The problem asks us to find the differential equation whose general solution is given as $$y=C_{1}e^{2x}+C_{2}e^{-2x}$$. We are presented with four options for the differential equation, which involve the second derivative of $$y$$ (denoted as $$y''$$).

**step2** Analyzing the given solution

The given solution, $$y=C_{1}e^{2x}+C_{2}e^{-2x}$$, involves exponential functions with arbitrary constants $$C_1$$ and $$C_2$$. In the field of differential equations, such forms typically represent the general solution to a linear homogeneous differential equation with constant coefficients.
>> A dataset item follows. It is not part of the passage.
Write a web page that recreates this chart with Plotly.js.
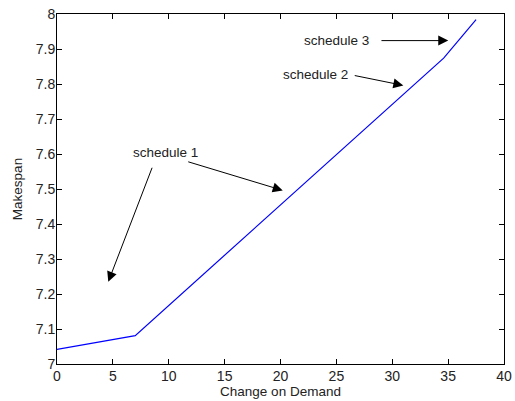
<!DOCTYPE html>
<html>
<head>
<meta charset="utf-8">
<script src="https://cdn.plot.ly/plotly-3.0.1.min.js"></script>
<style>html,body{margin:0;padding:0;background:#fff;}#chart{width:515px;height:401px;}</style>
</head>
<body>
<div id="chart"></div>
<script>
// Data
var demandChange = [0, 7, 34.6, 37.5];
var makespan = [7.042, 7.081, 7.874, 7.984];

var xTicks = [0, 5, 10, 15, 20, 25, 30, 35, 40];
var yTicks = [7, 7.1, 7.2, 7.3, 7.4, 7.5, 7.6, 7.7, 7.8, 7.9, 8];

var labelNames = ['schedule 1', 'schedule 2', 'schedule 3'];

var FONT = 'Liberation Sans, Arial, sans-serif';
var TXT = '#222';

function arrow(x, y, ax, ay) {
  return {x: x, y: y, ax: ax, ay: ay, xref: 'x', yref: 'y', axref: 'x', ayref: 'y',
    text: '', showarrow: true, arrowhead: 2, arrowsize: 2, arrowwidth: 1,
    arrowcolor: '#000', standoff: 0, startstandoff: 0};
}
function label(t, x, y) {
  return {x: x, y: y, xref: 'x', yref: 'y', text: t, showarrow: false,
    font: {family: FONT, size: 13.5, color: TXT}, xanchor: 'center', yanchor: 'middle'};
}

var annotations = [
  label(labelNames[0], 9.74, 7.604),
  arrow(4.59, 7.235, 8.56, 7.565),
  arrow(20.2, 7.496, 11.61, 7.579),
  label(labelNames[1], 23.11, 7.827),
  arrow(30.99, 7.796, 26.51, 7.825),
  label(labelNames[2], 24.97, 7.924),
  arrow(35.01, 7.924, 28.9, 7.924)
];

var trace = {x: demandChange, y: makespan, type: 'scatter', mode: 'lines',
  line: {color: '#0000ff', width: 1.2}, hoverinfo: 'none'};

var axisCommon = {showgrid: false, zeroline: false, showline: true, linecolor: '#000', linewidth: 1,
  mirror: 'ticks', ticks: 'inside', ticklen: 5, tickwidth: 1, tickcolor: '#000',
  tickfont: {family: FONT, size: 14, color: TXT}};

var layout = {
  width: 515, height: 401,
  margin: {l: 57, r: 11, t: 13.5, b: 37},
  paper_bgcolor: '#fff', plot_bgcolor: '#fff',
  showlegend: false,
  xaxis: Object.assign({}, axisCommon, {range: [0, 40], tickvals: xTicks, ticktext: xTicks.map(String),
    ticklabelstandoff: -1,
    title: {text: 'Change on Demand', font: {family: FONT, size: 13.5, color: TXT}, standoff: 3}}),
  yaxis: Object.assign({}, axisCommon, {range: [7, 8], tickvals: yTicks, ticktext: yTicks.map(String),
    ticklabelstandoff: -2,
    title: {text: 'Makespan', font: {family: FONT, size: 13.5, color: TXT}, standoff: 10}}),
  annotations: annotations
};

Plotly.newPlot('chart', [trace], layout, {staticPlot: true, displayModeBar: false});
</script>
</body>
</html>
The exponents $$2x$$ and $$-2x$$ are significant as they relate to the roots of the characteristic equation of the differential equation.

**step3** Calculating the first derivative of y

To determine the differential equation, we need to find the derivatives of $$y$$ with respect to $$x$$.
The first step is to calculate the first derivative of $$y$$, denoted as $$y'$$.
Given $$y = C_1 e^{2x} + C_2 e^{-2x}$$.
Using the rule that the derivative of $$e^{ax}$$ is $$ae^{ax}$$, we differentiate each term:
$$y' = \frac{d}{dx}(C_1 e^{2x}) + \frac{d}{dx}(C_2 e^{-2x})$$
$$y' = C_1 (2e^{2x}) + C_2 (-2e^{-2x})$$
$$y' = 2C_1 e^{2x} - 2C_2 e^{-2x}$$

**step4** Calculating the second derivative of y

Next, we calculate the second derivative of $$y$$, denoted as $$y''$$. This is the derivative of the first derivative, $$y'$$.
Using the expression for $$y'$$ from the previous step:
$$y'' = \frac{d}{dx}(2C_1 e^{2x} - 2C_2 e^{-2x})$$
Again, applying the derivative rule for exponential functions:
$$y'' = 2C_1 (2e^{2x}) - 2C_2 (-2e^{-2x})$$
$$y'' = 4C_1 e^{2x} + 4C_2 e^{-2x}$$

**step5** Establishing the relationship between y'' and y

Now, we compare the expression we found for $$y''$$ with the original expression for $$y$$.
We have $$y'' = 4C_1 e^{2x} + 4C_2 e^{-2x}$$
And the given solution is $$y = C_1 e^{2x} + C_2 e^{-2x}$$
We can observe that the expression for $$y''$$ is exactly 4 times the expression for $$y$$:
$$y'' = 4(C_1 e^{2x} + C_2 e^{-2x})$$
By substituting $$y$$ into this equation, we establish the relationship:
$$y'' = 4y$$

**step6** Identifying the correct option

The differential equation derived from the given solution is $$y'' = 4y$$.
We compare this result with the provided options:
A. $$y''=2y$$
B. $$y''=y$$
C. $$y''=3y$$
D. $$y''=4y$$
Our derived equation matches option D.
Note: The concepts of derivatives, exponential functions, and differential equations are mathematical topics typically introduced in higher-level education, such as high school calculus or university courses, and are beyond the scope of mathematics standards for grades K-5. This solution employs standard mathematical methods appropriate for the problem type.